Above: One of the Fast Five in Maasai Mara. Copyright Rupi Mangat

Published: 24 November 2018

Within minutes of driving past the fenced lands of the Maasai and Sekanani gate, we’re in the great Mara. It’s phenomenal that the difference can be so stark. One side is people, cattle and fences where until a decade ago there were few.

IYoung giraffe in Maasai Mara. Copyright Rupi Mangat
Young giraffe with ox-peckers feeding on the ticks in Maasai Mara. Copyright Rupi Mangat

Giraffes, tall and stately browse on the Balanytes aegytica dotted on the golden grass plains of the savannah. The iconic fig tree of the Mara is in flower after the rains but the grasses are turning coarse as the dry spell sets in. The afternoon game drive brings on the coalition of the famous five cheetah dubbed the Fast Five. They are sprawled on the road surrounded by tourist-filled vehicles.

Until the 1980s, cheetahs were thought to be solitary animals. I’m reading an article in Swara magazine (published the East African Wild Life Society July-September 2018) by cheetah researcher Dr Elena Chelysheva of the Mara-Meru Cheetah project where she explains the phenomena.

The Fast Five. Copyright Rupi Mangat
The Fast Five. Copyright Rupi Mangat

Cheetah siblings stay together after the mother leaves them.

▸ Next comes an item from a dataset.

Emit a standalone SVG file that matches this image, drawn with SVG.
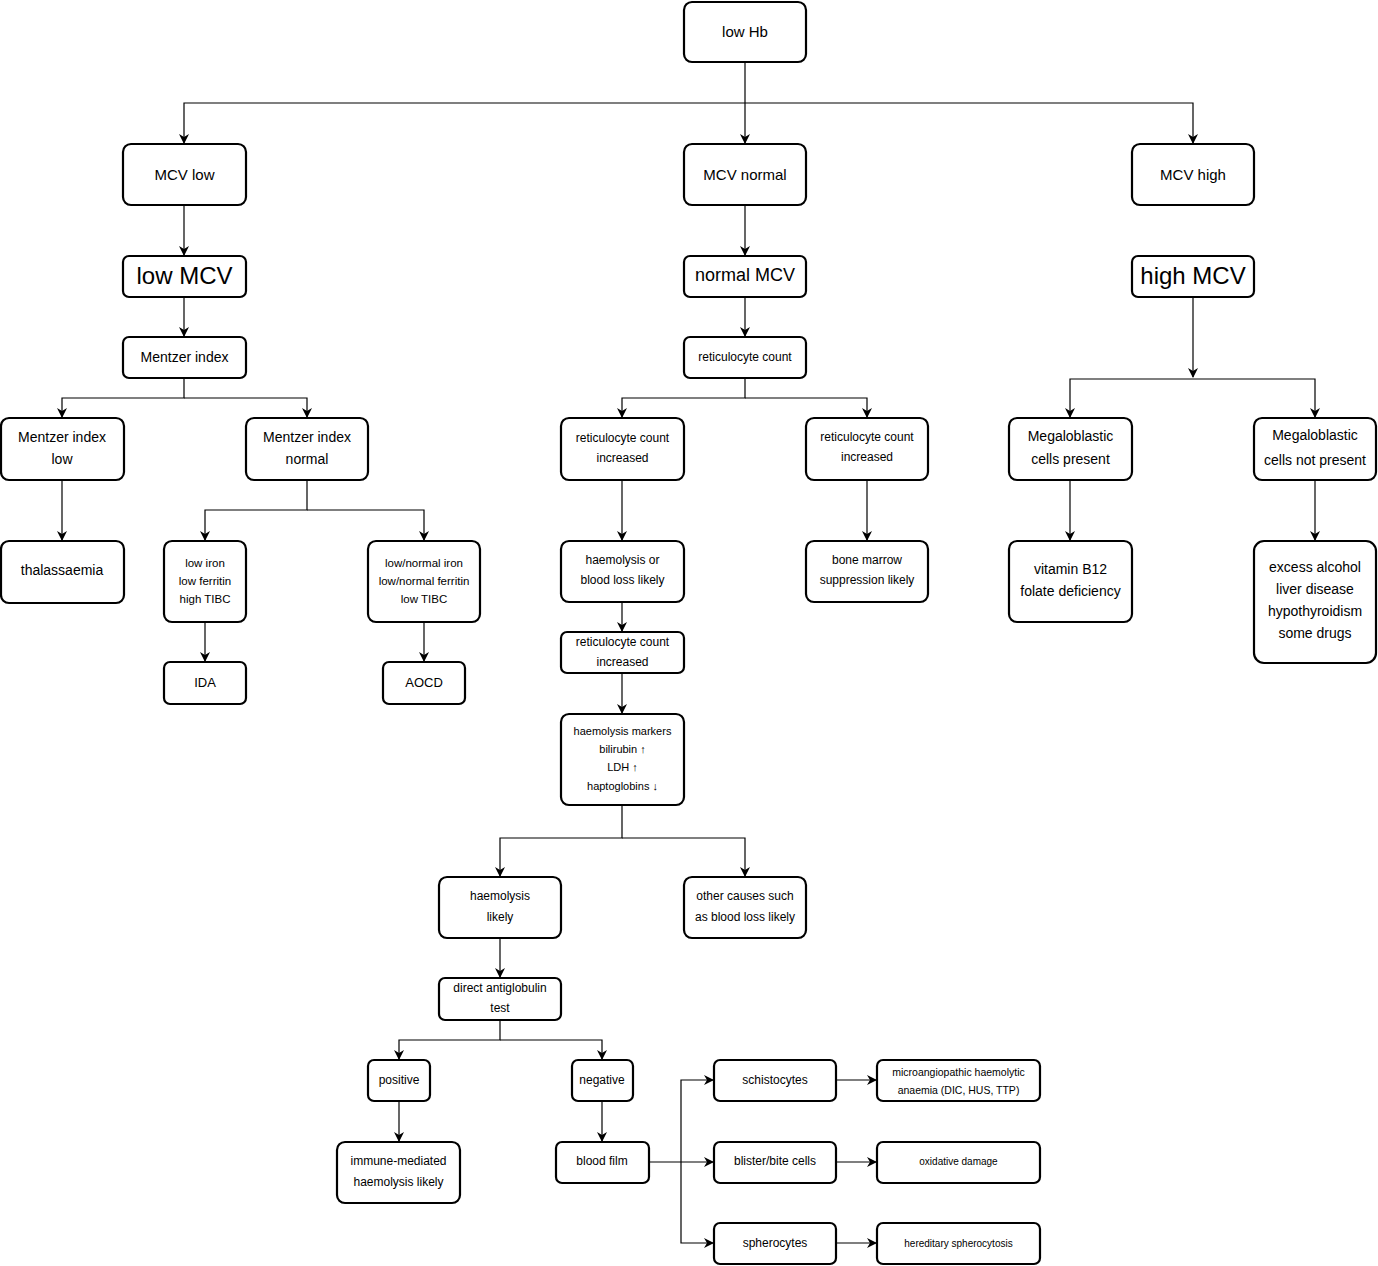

When they reach sexual maturity, the females and males separate. Research now shows that male siblings form a lifelong union called a coalition. It provides them with benefits like bringing down large prey like wildebeest. They are also better able to defend their territory and take care of each other. An example from a list of many recorded by the cheetah researcher is of a male cheetah that had a skin irritation. His partner licked the affected area until the cheetah healed in a month.

However no one had ever recorded a coalition of five. From Chelysheva’s article, cheetah studies in neighbouring Serengeti show that forming groups in an area where cheetah densities are high is a survival strategy. A single cheetah has less chances of survival in an area with many cheetah coalitions.

This is what has happened in the Mara where cheetah density increased slightly from 1.6 cheetah per square kilometre in 2015 to 1.9 cheetah per square kilometre in 2019. But in the coalition of the Fast Five, they are not all siblings – it’s a brotherhood of strangers.

The five came to the Maasai Mara National Reserve from the neighbouring Naboisho Conservancy in 2016 and since then they have charmed many with their tight-knit coalition, hunting as a group and looking out for each other. In 2017, Chelysheva recorded another interesting incident.

It's siesta time for the Fast Five. Copyright Rupi Mangat
It’s siesta time for the Fast Five. Copyright Rupi Mangat

One of them got separated for the night. Early in the morning, one cheetah began to yelp, his sound carrying two kilometres around. He then went out in search of the missing cheetah and found him, bringing the group together again.

It’s really interesting to follow the dynamics of change in wild animals vis-à-vis the changing landscape and human encroachment.

For many people seeing five cheetah and so many wild animals might look like their numbers are increasing in the reserve. It’s not the true picture.

While animal densities may increase in an area, the actual population may be on the wane. Cheetahs have been driven out of 91 per cent of their historic range where they once roamed in Africa and Asia. Today Eastern Africa – that is Tanzania and Kenya – holds the second largest cheetah population in the wild. On the other hand, the Asian population is extinct in the wild, ironic for India the country that gave the cat its name now has non in the wild. The word cheetah is derived from the Indian word ‘chitra’ meaning spotted. The global population today is 7,100 down from 14,000 in 1975.

Hyena near the Talek Gate in Maasai Mara. Copyright Rupi Mangat
Hyena near the Talek Gate in Maasai Mara. Copyright Rupi Mangat

Driving out through the Talek gate to camp the night, it’s alive with the high-pitched laughs and crackling of the hyenas. It’s another interesting clan.

The Mara Hyena project out of Michigan State University started by Dr Kay Holekamp in 1988 shows that the burgeoning satellite town of Talek with its unplanned buildings, trash, livestock, motorbikes and tourist vehicles and camps — neighbours the most successful clan of hyenas. It is three times larger than the average clan — with 130 hyenas in an area covering 82 square kilometres, extending 12 km into the reserve from Talek.

The research reveals one reason — that while numbers of other large carnivores are declining around Talek because of human pressure, it’s created a vacuum that’s taken by the Talek hyenas. Preying mostly on livestock has not charmed them to the Maasai. With the strongest jaw in the animal kingdom, it hunts 90 per cent of its food – and people think of them as scavengers.

In the circle of life, we need the hyenas (and the vultures), for without them the Mara would be littered with carcasses, the rotting flesh creating a stink and spreading diseases.

The underdog of the savanna needs more respect just like every other creature on the planet.